Judicial Estoppel and Liability
The trial court had concluded that MacCorkle was judicially estopped from denying it misappropriated trade secrets because it required its employees to sign nondisclosure agreements. However, the appellate court found no legal basis for this conclusion, emphasizing that the doctrine of judicial estoppel applies only when a party has taken two mutually inconsistent positions in judicial proceedings. The court noted that MacCorkle consistently maintained that Holbrook's actions were lawful and did not constitute misappropriation. Since MacCorkle's position did not conflict with any previous assertions, the court determined that there was no basis for applying judicial estoppel to impose liability on MacCorkle for Holbrook's actions. This aspect of the reasoning further solidified the argument that MacCorkle could not be held accountable for actions that were lawful and aligned with the agreements between Holbrook and Andreini.
Absence of Improper Means
The appellate court emphasized that a key component of establishing liability for trade secret misappropriation is the existence of "improper means," such as theft or disclosure in violation of a duty. Since Holbrook had not engaged in any improper actions while transitioning to MacCorkle, and because the client information was rightfully his, the court found it illogical to hold MacCorkle liable for misappropriation.

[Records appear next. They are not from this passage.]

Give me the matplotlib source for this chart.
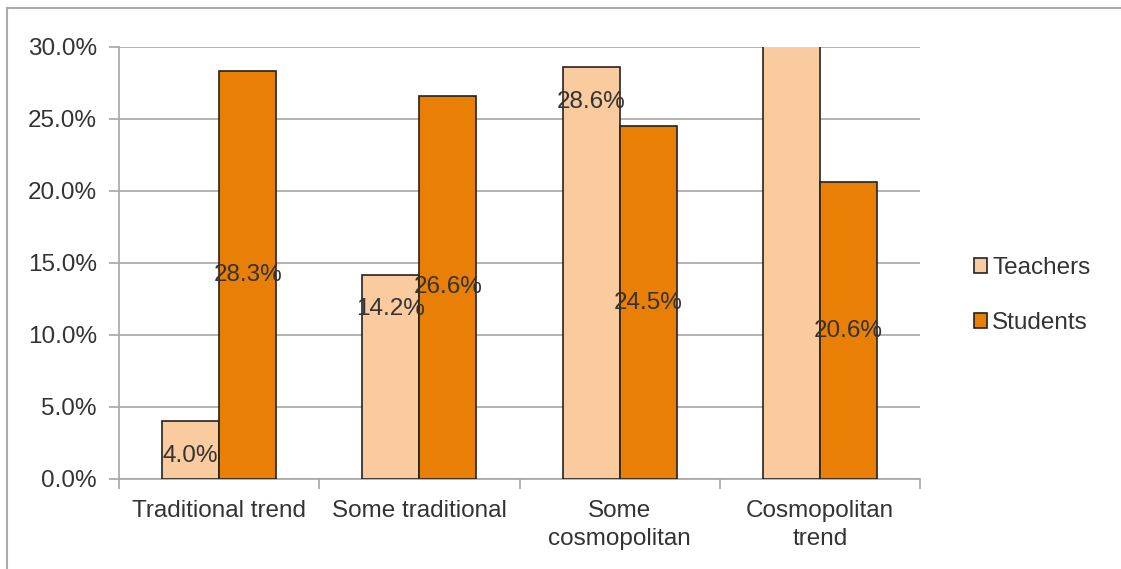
import numpy as np
import matplotlib.pyplot as plt
from matplotlib.lines import Line2D

categories = ['Traditional trend', 'Some traditional', 'Some\ncosmopolitan', 'Cosmopolitan\ntrend']
teachers = [4.0, 14.2, 28.6, 53.2]
students = [28.3, 26.6, 24.5, 20.6]

plt.rcParams['font.family'] = ['Liberation Sans', 'DejaVu Sans']
txt = '#333333'
grid = '#a6a6a6'
fs = 17.5

fig = plt.figure(figsize=(11.21, 5.69), dpi=100)
ax = fig.add_axes([0.1062, 0.1582, 0.7145, 0.7592])

x = np.arange(len(categories))
w = 0.285
ax.bar(x - w/2, teachers, w, color='#fbcba0', edgecolor='#222222', linewidth=1.2,
       label='Teachers', zorder=3)
ax.bar(x + w/2, students, w, color='#e98005', edgecolor='#222222', linewidth=1.2,
       label='Students', zorder=3)

ax.set_ylim(0, 30)
ax.set_xlim(-0.5, len(categories) - 0.5)
ax.set_yticks(np.arange(0, 31, 5))
ax.set_yticklabels(['%.1f%%' % v for v in np.arange(0, 31, 5)])
ax.yaxis.grid(True, color=grid, linewidth=1.2, zorder=0)
ax.set_xticks(x)
ax.set_xticklabels(categories, linespacing=1.35)
ax.set_xticks(np.arange(-0.5, len(categories)), minor=True)
ax.tick_params(axis='x', which='major', length=0, pad=15, labelsize=fs, labelcolor=txt)
ax.tick_params(axis='x', which='minor', length=7, color=grid, width=1.2)
ax.tick_params(axis='y', length=7, color=grid, width=1.2, labelsize=fs, labelcolor=txt, pad=9)

for s in ['top', 'right']:
    ax.spines[s].set_visible(False)
for s in ['left', 'bottom']:
    ax.spines[s].set_color(grid)
    ax.spines[s].set_linewidth(1.2)

# data labels
for xi, v in zip(x - w/2, teachers):
    if v <= 30:
        ax.text(xi, v - 2.4, '%.1f%%' % v, ha='center', va='center', fontsize=fs, color=txt, zorder=4)
for xi, v in zip(x + w/2, students):
    ax.text(xi, v / 2, '%.1f%%' % v, ha='center', va='center', fontsize=fs, color=txt, zorder=4)

leg = ax.legend(loc='center left', bbox_to_anchor=(1.04, 0.425), frameon=False, fontsize=fs,
                handlelength=0.55, handleheight=0.55, handletextpad=0.2, labelspacing=1.35)
for t in leg.get_texts():
    t.set_color(txt)

# outer frame (top and left)
fig.add_artist(Line2D([0.0062, 1.0], [0.986, 0.986], color='#aaaaaa', linewidth=1.5))
fig.add_artist(Line2D([0.0062, 0.0062], [0.0, 0.986], color='#aaaaaa', linewidth=1.5))

fig.savefig('out.png', dpi=100)
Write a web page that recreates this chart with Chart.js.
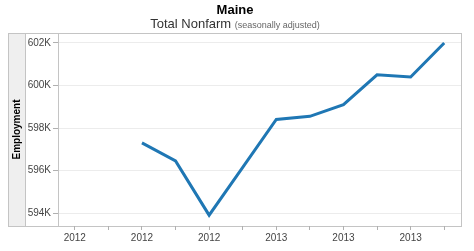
<!DOCTYPE html>
<html>
<head>
<meta charset="utf-8">
<script src="https://cdn.jsdelivr.net/npm/chart.js@4/dist/chart.umd.min.js"></script>
<style>
  html, body { margin: 0; padding: 0; background: #fff; }
  canvas { display: block; }
</style>
</head>
<body>
<canvas id="myChart" width="474" height="251"></canvas>
<script>
// months shown on the x axis (Jul 2012 .. Jun 2013)
const months = ['Jul 2012','Aug 2012','Sep 2012','Oct 2012','Nov 2012','Dec 2012',
                'Jan 2013','Feb 2013','Mar 2013','Apr 2013','May 2013','Jun 2013'];
const monthYears = ['2012','2012','2012','2012','2012','2012','2013','2013','2013','2013','2013','2013'];
// total nonfarm employment, thousands (seasonally adjusted)
const employment = [null, null, 597.3, 596.45, 593.9, 596.15, 598.4, 598.55, 599.1, 600.5, 600.4, 602.0];
const yTicks = [594, 596, 598, 600, 602];

const FONT = "'Liberation Sans', Arial, sans-serif";

// frame, grey strip, titles
const decor = {
  id: 'decor',
  beforeDraw(chart) {
    const c = chart.ctx;
    const a = chart.chartArea;
    c.save();
    c.fillStyle = '#efefef';
    c.fillRect(8, a.top, 17, a.bottom - a.top);
    c.strokeStyle = '#c4c4c4';
    c.lineWidth = 1;
    c.strokeRect(8.5, a.top + 0.5, a.right - 8, a.bottom - a.top);
    c.beginPath();
    c.moveTo(25.5, a.top); c.lineTo(25.5, a.bottom);
    c.stroke();
    c.restore();
  },
  afterDraw(chart) {
    const c = chart.ctx;
    const a = chart.chartArea;
    c.save();
    c.fillStyle = '#000';
    c.textAlign = 'center';
    c.textBaseline = 'middle';
    c.font = 'bold 13px ' + FONT;
    c.fillText('Maine', 235, 10);
    // subtitle in two sizes
    c.font = '13px ' + FONT;
    const t1 = 'Total Nonfarm ';
    const w1 = c.measureText(t1).width;
    c.font = '9px ' + FONT;
    const t2 = '(seasonally adjusted)';
    const w2 = c.measureText(t2).width;
    const x0 = 235 - (w1 + w2) / 2;
    c.textAlign = 'left';
    c.textBaseline = 'alphabetic';
    c.font = '13px ' + FONT;
    c.fillStyle = '#333';
    c.fillText(t1, x0, 28);
    c.font = '9px ' + FONT;
    c.fillStyle = '#666';
    c.fillText(t2, x0 + w1, 28);
    // y axis title in strip
    c.translate(17, (a.top + a.bottom) / 2);
    c.rotate(-Math.PI / 2);
    c.textAlign = 'center';
    c.textBaseline = 'middle';
    c.font = 'bold 10px ' + FONT;
    c.fillStyle = '#000';
    c.fillText('Employment', 0, 0);
    c.restore();
  }
};

new Chart(document.getElementById('myChart').getContext('2d'), {
  type: 'line',
  data: {
    labels: months,
    datasets: [{
      label: 'Employment',
      data: employment,
      borderColor: '#1f77b4',
      borderWidth: 3,
      pointRadius: 0,
      tension: 0,
      spanGaps: false
    }]
  },
  options: {
    responsive: false,
    animation: false,
    layout: { padding: { left: 8, top: 33, right: 13, bottom: 0 } },
    plugins: { legend: { display: false }, tooltip: { enabled: false } },
    scales: {
      x: {
        type: 'category',
        offset: true,
        afterFit: s => { s.height = 25; },
        grid: { display: true, drawOnChartArea: false, tickLength: 4, tickColor: '#b0b0b0' },
        border: { display: false },
        ticks: {
          autoSkip: false,
          maxRotation: 0,
          padding: 2,
          color: '#444',
          font: { family: FONT, size: 10 },
          callback: (v, i) => (i % 2 === 0 ? monthYears[i] : '')
        }
      },
      y: {
        min: 593.39,
        max: 602.47,
        afterFit: s => { s.width = 50; },
        afterBuildTicks: s => { s.ticks = yTicks.map(v => ({ value: v })); },
        grid: { color: '#ececec', tickLength: 5, tickColor: '#b0b0b0' },
        border: { display: true, color: '#c4c4c4' },
        ticks: {
          padding: 2,
          color: '#444',
          font: { family: FONT, size: 10 },
          callback: v => v + 'K'
        }
      }
    }
  },
  plugins: [decor]
});
</script>
</body>
</html>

The court further pointed out that even if MacCorkle had acquired trade secret information, it could not be held liable unless it had knowledge that the information was disclosed improperly. The ruling illustrated that without evidence of improper conduct by Holbrook, MacCorkle's use of the information was permissible under the law, reinforcing the principle that lawful possession negates liability for misappropriation.
Conclusion of the Court
Ultimately, the California Court of Appeal reversed the trial court's judgment against MacCorkle and Lauper, concluding that they could not be held liable for trade secret misappropriation because Holbrook was the lawful owner of the client information. The appellate court affirmed the trial court's ruling in favor of Holbrook, recognizing his rights under the carve-out agreements and confirming that he did not breach any contractual obligations. The decision underscored the importance of ownership and lawful conduct in determining liability for trade secret misappropriation, illustrating how contractual agreements can effectively delineate rights and responsibilities in employment relationships. Consequently, the ruling clarified the boundaries of trade secret protection in the context of employee transitions between competing firms within the insurance industry.